Meta’s SAM Audio is a new open-source tool that lets users isolate specific sounds from audio or video files using simple text prompts, making audio cleanup and creative editing easy and accessible. The video demonstrates its impressive ability to separate voices, instruments, and other sounds with precision, highlighting its usefulness for content creators and potential applications in assistive technology.

Meta has recently released a groundbreaking open-source model called SAM Audio, which is part of their impressive SAM 3 family. This tool allows users to isolate specific sounds from video and audio files using simple text prompts. The video demonstrates how easy it is to use SAM Audio through Meta’s Segment Anything Playground, where users can upload files, type in the sound they want to isolate, and quickly receive separate audio tracks. The model is available for free, and users can download and modify it as they wish.
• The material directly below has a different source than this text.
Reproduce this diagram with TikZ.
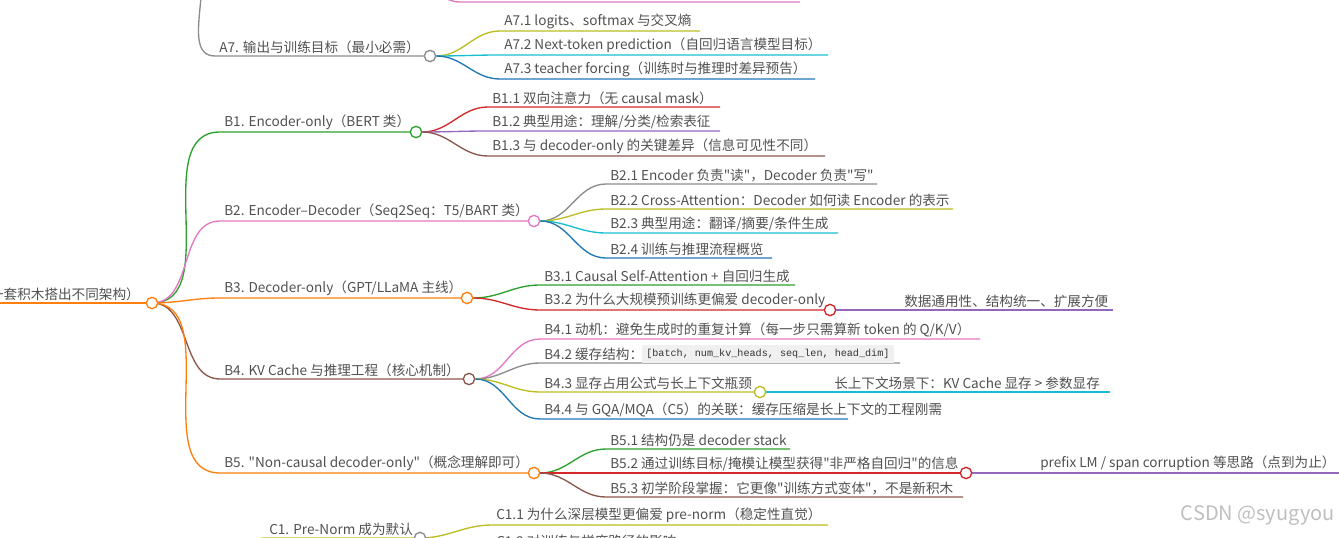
\documentclass[tikz,border=0pt]{standalone}
\usepackage{fontspec}
\setmainfont{Noto Sans CJK SC}[Ligatures=TeXOff]
\setmonofont{Liberation Mono}
\usetikzlibrary{calc}
\definecolor{tx}{RGB}{80,80,80}
\definecolor{cgray}{RGB}{140,140,140}
\definecolor{cgreen}{RGB}{44,160,44}
\definecolor{cpink}{RGB}{227,119,194}
\definecolor{corange}{RGB}{255,127,14}
\definecolor{cbrown}{RGB}{140,86,75}
\definecolor{cred}{RGB}{214,39,40}
\definecolor{cpurple}{RGB}{148,103,189}
\definecolor{colive}{RGB}{188,189,34}
\definecolor{ccyan}{RGB}{23,190,207}
\definecolor{cblue}{RGB}{31,119,180}
\newcommand\qq{\symbol{34}}
\tikzset{lbl/.style={anchor=south west,inner sep=0pt,text=tx,font=\fontsize{10.2}{12}\selectfont},
 dotn/.style={circle,draw=#1,fill=white,line width=1pt,inner sep=0pt,minimum size=8.5pt},
 ln/.style={line width=1pt}}
% \mb{color}{from}{name}{y}{xstart}{xend}{text}
\newcommand\mb[7]{%
 \coordinate (#3s) at (#5,#4); \coordinate (#3e) at (#6,#4);
 \draw[ln,#1] (#2) to[out=0,in=180] (#3s) -- (#3e);
 \node[lbl] (#3t) at (#5+4,#4-2) {#7};}
\begin{document}
\begin{tikzpicture}[x=0.75pt,y=-0.75pt]
\useasboundingbox (0,0) rectangle (1339,538);
\coordinate (topg) at (185,-40);
\coordinate (topp) at (420,-12);
\draw[ln,cpink] (topp) to[out=0,in=180] (460,2) -- (800,2);
% A7
\mb{cgray}{topg}{a7}{56}{215}{430}{A7. 输出与训练目标（最小必需）}
\node[dotn=cgray] (a7d) at (430,56) {};
\mb{colive}{a7d}{a71}{31}{500}{700}{A7.1 logits、softmax 与交叉熵}
\mb{ccyan}{a7d}{a72}{55}{500}{828}{A7.2 Next-token prediction（自回归语言模型目标）}
\mb{cblue}{a7d}{a73}{79}{500}{815}{A7.3 teacher forcing（训练时与推理时差异预告）}
% root
\coordinate (rootl) at (0,303);
\draw[ln,corange] (rootl) -- (152,303);
\node[lbl,anchor=south east] (roott) at (140,301) {一套积木搭出不同架构）};
\coordinate (root) at (152,303);
% B1
\mb{cgreen}{root}{b1}{132}{220}{416}{B1. Encoder-only（BERT 类）}
\node[dotn=cgreen] (b1d) at (416,132) {};
\mb{cred}{b1d}{b11}{107}{488}{720}{B1.1 双向注意力（无 causal mask）}
\mb{cpurple}{b1d}{b12}{131}{488}{720}{B1.2 典型用途：理解/分类/检索表征}
\mb{cbrown}{b1d}{b13}{156}{488}{825}{B1.3 与 decoder-only 的关键差异（信息可见性不同）}
% B2
\mb{cpink}{root}{b2}{221}{220}{534}{B2. Encoder–Decoder（Seq2Seq：T5/BART 类）}
\node[dotn=cpink] (b2d) at (534,221) {};
\mb{cgray}{b2d}{b21}{184}{606}{877}{B2.1 Encoder 负责\qq 读\qq ，Decoder 负责\qq 写\qq}
\mb{colive}{b2d}{b22}{209}{606}{953}{B2.2 Cross-Attention：Decoder 如何读 Encoder 的表示}
\mb{ccyan}{b2d}{b23}{233}{606}{838}{B2.3 典型用途：翻译/摘要/条件生成}
\mb{cblue}{b2d}{b24}{258}{606}{772}{B2.4 训练与推理流程概览}
% B3
\mb{corange}{root}{b3}{298}{220}{467}{B3. Decoder-only（GPT/LLaMA 主线）}
\node[dotn=corange] (b3d) at (467,298) {};
\mb{cgreen}{b3d}{b31}{285}{540}{795}{B3.1 Causal Self-Attention + 自回归生成}
\mb{cred}{b3d}{b32}{310}{540}{830}{B3.2 为什么大规模预训练更偏爱 decoder-only}
\mb{cpurple}{b32e}{b321}{310}{900}{1113}{数据通用性、结构统一、扩展方便}
\node[dotn=cred] (b32d) at (830,310) {};
% B4
\mb{cbrown}{root}{b4}{379}{220}{469}{B4. KV Cache 与推理工程（核心机制）}
\node[dotn=cbrown] (b4d) at (469,379) {};
\mb{cpink}{b4d}{b41}{339}{540}{980}{B4.1 动机：避免生成时的重复计算（每一步只需算新 token 的 Q/K/V）}
\mb{cgray}{b4d}{b42}{363}{540}{900}{B4.2 缓存结构：}
\node[anchor=west,fill=black!6,inner sep=3pt,text=black!80,font=\ttfamily\fontsize{7.6}{9}\selectfont] (code) at (642,354) {[batch, num\_kv\_heads, seq\_len, head\_dim]};
\mb{colive}{b4d}{b43}{392}{540}{760}{B4.3 显存占用公式与长上下文瓶颈}
\mb{ccyan}{b43e}{b431}{392}{830}{1110}{长上下文场景下：KV Cache 显存 > 参数显存}
\node[dotn=colive] (b43d) at (760,392) {};
\mb{cblue}{b4d}{b44}{419}{540}{848}{B4.4 与 GQA/MQA（C5）的关联：缓存压缩是长上下文的工程刚需}
% B5
\mb{corange}{root}{b5}{473}{220}{534}{B5. \qq Non-causal decoder-only\qq （概念理解即可）}
\node[dotn=corange] (b5d) at (534,473) {};
\mb{cgreen}{b5d}{b51}{449}{606}{790}{B5.1 结构仍是 decoder stack}
\mb{cred}{b5d}{b52}{473}{606}{966}{B5.2 通过训练目标/掩模让模型获得\qq 非严格自回归\qq 的信息}
\mb{cpurple}{b52e}{b521}{473}{1036}{1339}{prefix LM / span corruption 等思路（点到为止）}
\node[dotn=cred] (b52d) at (966,473) {};
\mb{cbrown}{b5d}{b53}{497}{606}{963}{B5.3 初学阶段掌握：它更像\qq 训练方式变体\qq ，不是新积木}
\node[dotn=corange] (rootd) at (152,303) {};
% C1
\coordinate (c1p) at (200,620);
\mb{colive}{c1p}{c1}{538}{265}{420}{C1. Pre-Norm 成为默认}
\mb{colive}{c1e}{c11}{525}{492}{828}{C1.1 为什么深层模型更偏爱 pre-norm（稳定性直觉）}
\mb{cgray}{c1e}{c12}{550}{492}{700}{C1.2 对训练与梯度路径的影响}
\node[dotn=cgray] (c1d) at (420,538) {};
\node[anchor=east,text=black!25,font=\fontsize{15}{17}\selectfont,inner sep=0pt] (wm) at (1335,516) {CSDN @syugyou};
\end{tikzpicture}
\end{document}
The first demonstration uses a clip from the Tomb Raider video game. By typing “woman” as the prompt, the tool instantly separates the woman’s voice from the rest of the audio. It provides three tracks: the original, the isolated sound (the woman’s voice), and everything except the isolated sound. This showcases the model’s ability to cleanly extract specific audio elements, which is particularly impressive given the complexity of audio mixing in video games.

A second example features a woman speaking on the phone in a noisy restaurant. The unedited audio is full of background noise, but by simply typing “voice,” SAM Audio isolates her speech with remarkable clarity. The tool also allows users to isolate other sounds, such as footsteps or utensils clinking, by entering those prompts. This level of precision is typically difficult to achieve, especially with free and open-source software.
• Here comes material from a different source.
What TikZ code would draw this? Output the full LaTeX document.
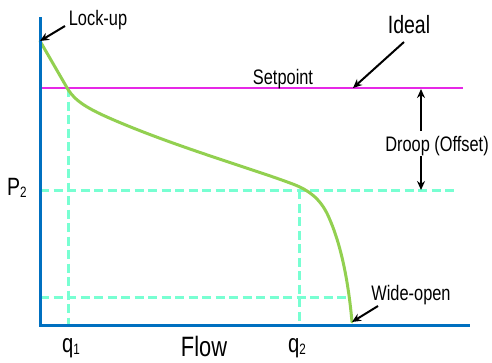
\documentclass[tikz,border=0pt]{standalone}
\usepackage{fontspec}
\setmainfont{Liberation Sans}[FakeStretch=0.78]
\usetikzlibrary{arrows.meta}
\definecolor{axisblue}{RGB}{0,112,192}
\definecolor{curvegreen}{RGB}{146,208,80}
\definecolor{setmag}{RGB}{230,40,230}
\definecolor{aqua}{RGB}{120,255,210}
\newcommand{\mysub}[1]{{\fontsize{15}{15}\selectfont\raisebox{-2.5pt}{#1}}}
\tikzset{
  axisline/.style={draw=axisblue,line width=3pt},
  setline/.style={draw=setmag,line width=1.3pt},
  guide/.style={draw=aqua,line width=3pt,dash pattern=on 9pt off 4.5pt},
  curve/.style={draw=curvegreen,line width=3pt,line cap=round},
  pointer/.style={draw=black,line width=2pt,-{Stealth[length=9pt,width=8pt]}},
  lbl/.style={inner sep=0pt,anchor=base,font=\fontsize{21}{21}\selectfont},
  biglbl/.style={inner sep=0pt,anchor=base,font=\fontsize{25}{25}\selectfont},
  qlbl/.style={inner sep=0pt,anchor=base west,font=\fontsize{26}{26}\selectfont},
}
\begin{document}
\begin{tikzpicture}[x=1pt,y=-1pt]
\useasboundingbox (0,0) rectangle (492,362);
% guides
\coordinate (o) at (40,325);
\coordinate (ytop) at (40,17);
\coordinate (xend) at (470,325);
\coordinate (spL) at (40,88);
\coordinate (spR) at (463,88);
\coordinate (p2L) at (40,190);
\coordinate (p2R) at (455,190);
\coordinate (lowL) at (40,297);
\coordinate (lowR) at (348,297);
\coordinate (q1T) at (68,88);
\coordinate (q1B) at (68,325);
\coordinate (q2T) at (299,190);
\coordinate (q2B) at (299,325);
\draw[guide] (p2L) -- (p2R);
\draw[guide] (lowL) -- (lowR);
\draw[guide] (q1T) -- (q1B);
\draw[guide] (q2T) -- (q2B);
\draw[setline] (spL) -- (spR);
% curve
\coordinate (lock) at (40,41);
\coordinate (wide) at (352,322);
\draw[curve] (lock) -- (66,86) .. controls (72,97) and (80,105) .. (107,117)
  .. controls (170,145) and (250,168) .. (290,183)
  .. controls (310,190) and (322,200) .. (330,220)
  .. controls (345,255) and (350,300) .. (wide);
% axes
\draw[axisline] (ytop) -- (o) -- (xend);
% labels
\node[lbl] (lockup) at (98,25) {Lock-up};
\node[biglbl] (ideal) at (409,33) {Ideal};
\node[lbl] (setpoint) at (283,84) {Setpoint};
\node[lbl] (droop) at (437,151) {Droop (Offset)};
\node[lbl] (wideopen) at (411,300) {Wide-open};
\node[biglbl,anchor=base west] (p2) at (7,195) {P\mysub{2}};
\node[qlbl] (q1) at (62,352) {q\mysub{1}};
\node[qlbl] (q2) at (288,352) {q\mysub{2}};
\node[inner sep=0pt,anchor=base,font=\fontsize{28}{28}\selectfont] (flow) at (204,356) {Flow};
% pointers
\coordinate (lockT) at (65,26);
\coordinate (idealT) at (404,42);
\coordinate (idealH) at (353,88);
\coordinate (wideT) at (378,306);
\coordinate (drUpT) at (421,131);
\coordinate (drUpH) at (421,89);
\coordinate (drDnT) at (421,156);
\coordinate (drDnH) at (421,190);
\draw[pointer] (lockT) -- (lock);
\draw[pointer] (idealT) -- (idealH);
\draw[pointer] (wideT) -- (wide);
\draw[pointer] (drUpT) -- (drUpH);
\draw[pointer] (drDnT) -- (drDnH);
\end{tikzpicture}
\end{document}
Beyond isolation, SAM Audio offers a variety of audio effects that can be applied to the extracted tracks. For instance, users can add a “studio sound” effect to make the voice warmer or experiment with fun effects like “robot voice.” The video also demonstrates isolating instruments from a song, such as extracting just the guitar or drums, and applying effects like “concert hall” or “underwater” to change the audio’s ambiance.
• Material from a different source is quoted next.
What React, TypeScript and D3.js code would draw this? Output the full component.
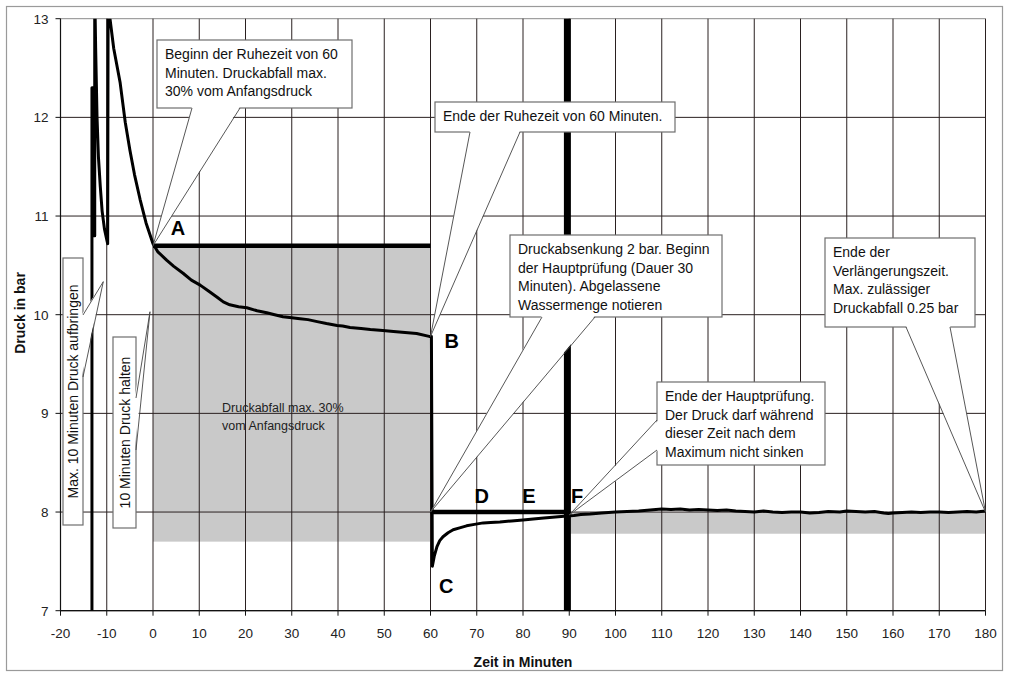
import React from "react";
import * as d3 from "d3";

// ---- data (minutes, bar) ----
const xTicks = [-20, -10, 0, 10, 20, 30, 40, 50, 60, 70, 80, 90, 100, 110, 120, 130, 140, 150, 160, 170, 180];
const yTicks = [7, 8, 9, 10, 11, 12, 13];

const pressureCurve: [number, number][] = [
  [-13.2, 7.0], [-13.2, 12.3], [-12.8, 12.3], [-12.8, 10.8], [-12.6, 10.8], [-12.6, 13.3],
  [-12.4, 12.7], [-12.1, 12.0], [-11.8, 11.6], [-11.4, 11.3], [-11.0, 11.05], [-10.5, 10.87],
  [-10.0, 10.76], [-9.8, 10.72], [-9.7, 13.3], [-9.3, 13.0], [-8.5, 12.7], [-7.1, 12.35],
  [-6.0, 11.95], [-5.0, 11.67], [-4.0, 11.42], [-2.8, 11.17], [-1.5, 10.93], [0, 10.72],
  [1, 10.64], [3, 10.55], [4.5, 10.49], [6.5, 10.42], [8.3, 10.35], [10.2, 10.3], [12, 10.24],
  [13.8, 10.18], [15.2, 10.13], [16.6, 10.1], [18.5, 10.08], [20.3, 10.07], [22.5, 10.04],
  [24.6, 10.02], [26.3, 10.0], [28.1, 9.98], [30, 9.97], [31.8, 9.96], [33.5, 9.95], [35.5, 9.93],
  [37.5, 9.91], [39.8, 9.89], [41, 9.885], [42.6, 9.87], [45, 9.86], [47, 9.85], [49.7, 9.84],
  [52, 9.83], [54.5, 9.82], [57, 9.81], [59.7, 9.78], [60.2, 9.78], [60.4, 7.45], [60.8, 7.55],
  [61.4, 7.65], [62.0, 7.71], [62.7, 7.75], [63.8, 7.79], [64.9, 7.82], [66.3, 7.84], [67.8, 7.86],
  [69.5, 7.875], [71.4, 7.89], [73, 7.895], [75, 7.9], [77.5, 7.91], [80, 7.92], [82.2, 7.93],
  [84.5, 7.94], [87, 7.95], [89.5, 7.96], [91, 7.965], [92.5, 7.975], [94.5, 7.98], [97, 7.99],
  [100, 8.0], [102.5, 8.005], [105, 8.01], [107.5, 8.02], [110, 8.03], [112, 8.025], [114, 8.03],
  [116, 8.02], [118, 8.025], [120, 8.02], [122, 8.015], [124, 8.02], [126, 8.01], [128, 8.005],
  [130, 8.0], [132, 8.01], [134, 8.0], [136, 7.995], [138, 8.0], [140, 8.0], [142, 7.99],
  [144, 7.995], [146, 8.005], [148.5, 8.0], [150, 8.01], [152, 8.005], [154, 8.0], [156, 8.005],
  [158, 7.99], [159, 7.985], [160, 7.99], [162, 7.995], [164, 8.0], [166, 7.995], [168, 8.0],
  [170, 8.0], [172, 7.995], [174, 8.0], [176, 8.005], [178, 8.0], [180, 8.01],
];

// shaded tolerance bands: [t0, t1, pLow, pHigh]
const bands: [number, number, number, number][] = [
  [0, 60, 7.7, 10.7],
  [90, 180, 7.78, 8.0],
];

// thick reference lines: [t0, p0, t1, p1, width]
const refLines: [number, number, number, number, number][] = [
  [0, 10.7, 60, 10.7, 4.5],
  [60, 8.0, 90, 8.0, 4.5],
  [89.6, 7, 89.6, 13, 7],
];

const pointLabels: { text: string; t: number; p: number }[] = [
  { text: "A", t: 5.4, p: 10.81 },
  { text: "B", t: 64.6, p: 9.66 },
  { text: "C", t: 63.4, p: 7.18 },
  { text: "D", t: 71.1, p: 8.09 },
  { text: "E", t: 81.3, p: 8.09 },
  { text: "F", t: 91.7, p: 8.09 },
];

type Callout = {
  lines: string[];
  box: [number, number, number, number];
  base: [[number, number], [number, number]];
  tip: [number, number];
  side: "bottom" | "left" | "right";
  vertical?: boolean;
};

const callouts: Callout[] = [
  {
    lines: ["Beginn der Ruhezeit von 60", "Minuten. Druckabfall max.", "30% vom Anfangsdruck"],
    box: [157, 40, 195, 68], base: [[192, 108], [240, 108]], tip: [0, 10.7], side: "bottom",
  },
  {
    lines: ["Ende der Ruhezeit von 60 Minuten."],
    box: [435, 102, 240, 30], base: [[470, 132], [520, 132]], tip: [60, 9.78], side: "bottom",
  },
  {
    lines: ["Druckabsenkung 2 bar. Beginn", "der Hauptprüfung (Dauer 30", "Minuten). Abgelassene", "Wassermenge notieren"],
    box: [510, 235, 212, 82], base: [[542, 317], [595, 317]], tip: [60, 8.0], side: "bottom",
  },
  {
    lines: ["Ende der Hauptprüfung.", "Der Druck darf während", "dieser Zeit nach dem", "Maximum nicht sinken"],
    box: [657, 382, 168, 83], base: [[657, 420], [657, 450]], tip: [90, 7.97], side: "left",
  },
  {
    lines: ["Ende der", "Verlängerungszeit.", "Max. zulässiger", "Druckabfall 0.25 bar"],
    box: [825, 238, 150, 89], base: [[906, 327], [950, 327]], tip: [180, 8.0], side: "bottom",
  },
  {
    lines: ["Max. 10 Minuten Druck aufbringen"],
    box: [63, 258, 20, 267], base: [[83, 315], [83, 377]], tip: [-10.75, 10.335], side: "right", vertical: true,
  },
  {
    lines: ["10 Minuten Druck halten"],
    box: [113, 337, 23, 191], base: [[136, 398], [136, 450]], tip: [-0.65, 10.03], side: "right", vertical: true,
  },
];

const FONT = "'Liberation Sans', Arial, Helvetica, sans-serif";

export default function App() {
  const x = d3.scaleLinear().domain([-20, 180]).range([60.5, 985.5]);
  const y = d3.scaleLinear().domain([7, 13]).range([610.7, 18.7]);
  const line = d3.line<[number, number]>().x((d) => x(d[0])).y((d) => y(d[1]));
  const [x0, x1] = x.range();
  const [yb, yt] = y.range();

  return (
    <svg width={1010} height={686} style={{ position: "absolute", left: 0, top: 0, background: "#fff" }} fontFamily={FONT}>
      <defs>
        <clipPath id="plot">
          <rect x={x0} y={yt} width={x1 - x0} height={yb - yt} />
        </clipPath>
      </defs>
      <rect x={6.5} y={6.5} width={996} height={664} fill="#fff" stroke="#9a9a9a" strokeWidth={1.2} />

      {/* bands */}
      {bands.map((b, i) => (
        <rect key={i} x={x(b[0])} y={y(b[3])} width={x(b[1]) - x(b[0])} height={y(b[2]) - y(b[3])} fill="#c9c9c9" />
      ))}

      {/* grid */}
      {yTicks.map((v) => (
        <line key={"gy" + v} x1={x0} x2={x1} y1={y(v)} y2={y(v)} stroke={v === 13 ? "#8a8a8a" : "#2a2020"} strokeWidth={1} />
      ))}
      {xTicks.map((v) => (
        <line key={"gx" + v} x1={x(v)} x2={x(v)} y1={yt} y2={yb} stroke="#2a2020" strokeWidth={1} />
      ))}

      {/* axes */}
      <line x1={x0} x2={x0} y1={yt} y2={yb} stroke="#111" strokeWidth={1.2} />
      <line x1={x0} x2={x1} y1={yb} y2={yb} stroke="#111" strokeWidth={1.2} />
      {yTicks.map((v) => (
        <g key={"ty" + v}>
          <line x1={x0 - 5} x2={x0} y1={y(v)} y2={y(v)} stroke="#111" />
          <text x={x0 - 12} y={y(v) + 5} textAnchor="end" fontSize={13.5} fill="#222">{v}</text>
        </g>
      ))}
      {xTicks.map((v) => (
        <g key={"tx" + v}>
          <line x1={x(v)} x2={x(v)} y1={yb} y2={yb + 5} stroke="#111" />
          <text x={x(v)} y={638} textAnchor="middle" fontSize={13.5} fill="#222">{v}</text>
        </g>
      ))}
      <text x={523} y={667} textAnchor="middle" fontSize={14} fontWeight="bold" fill="#111">Zeit in Minuten</text>
      <text transform="translate(25,313) rotate(-90)" textAnchor="middle" fontSize={14} fontWeight="bold" fill="#111">Druck in bar</text>

      {/* band note */}
      <text x={222} y={412} fontSize={12.5} fill="#222">Druckabfall max. 30%</text>
      <text x={222} y={430} fontSize={12.5} fill="#222">vom Anfangsdruck</text>

      {/* reference lines */}
      {refLines.map((r, i) => (
        <line key={"r" + i} x1={x(r[0])} y1={y(r[1])} x2={x(r[2])} y2={y(r[3])} stroke="#000" strokeWidth={r[4]} />
      ))}

      {/* curve */}
      <g clipPath="url(#plot)">
        <path d={line(pressureCurve) || ""} fill="none" stroke="#000" strokeWidth={3} strokeLinejoin="round" />
      </g>

      {/* point labels */}
      {pointLabels.map((l) => (
        <text key={l.text} x={x(l.t)} y={y(l.p)} textAnchor="middle" fontSize={20} fontWeight="bold" fill="#000">{l.text}</text>
      ))}

      {/* callouts */}
      {callouts.map((c, i) => {
        const [bx, by, bw, bh] = c.box;
        const tx = x(c.tip[0]);
        const ty = y(c.tip[1]);
        const [b1, b2] = c.base;
        const inset = c.side === "bottom" ? [0, -1.5] : c.side === "left" ? [1.5, 0] : [-1.5, 0];
        const wedge = `M${b1[0] + inset[0]},${b1[1] + inset[1]} L${tx},${ty} L${b2[0] + inset[0]},${b2[1] + inset[1]} Z`;
        return (
          <g key={"c" + i}>
            <rect x={bx} y={by} width={bw} height={bh} fill="#fff" stroke="#6e6e6e" strokeWidth={1.2} />
            <path d={wedge} fill="#fff" stroke="none" />
            <line x1={b1[0]} y1={b1[1]} x2={tx} y2={ty} stroke="#444" strokeWidth={0.9} />
            <line x1={b2[0]} y1={b2[1]} x2={tx} y2={ty} stroke="#444" strokeWidth={0.9} />
            {c.vertical ? (
              <text transform={`translate(${bx + bw / 2 + 5},${by + bh / 2}) rotate(-90)`} textAnchor="middle" fontSize={14} fill="#111">
                {c.lines[0]}
              </text>
            ) : (
              c.lines.map((t, j) => (
                <text key={j} x={bx + 8} y={by + 19 + j * 18.7} fontSize={14} fill="#111">{t}</text>
              ))
            )}
          </g>
        );
      })}
    </svg>
  );
}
Overall, SAM Audio is a powerful tool for audio cleanup, mixing, and creative editing. It is especially useful for content creators who need to remove unwanted background noise or isolate specific sounds in their projects. The technology also has potential applications in assistive devices, such as hearing aids, where users could isolate important sounds in real time. Meta’s open-source approach makes this advanced audio processing accessible to everyone, opening up new possibilities for both professionals and hobbyists.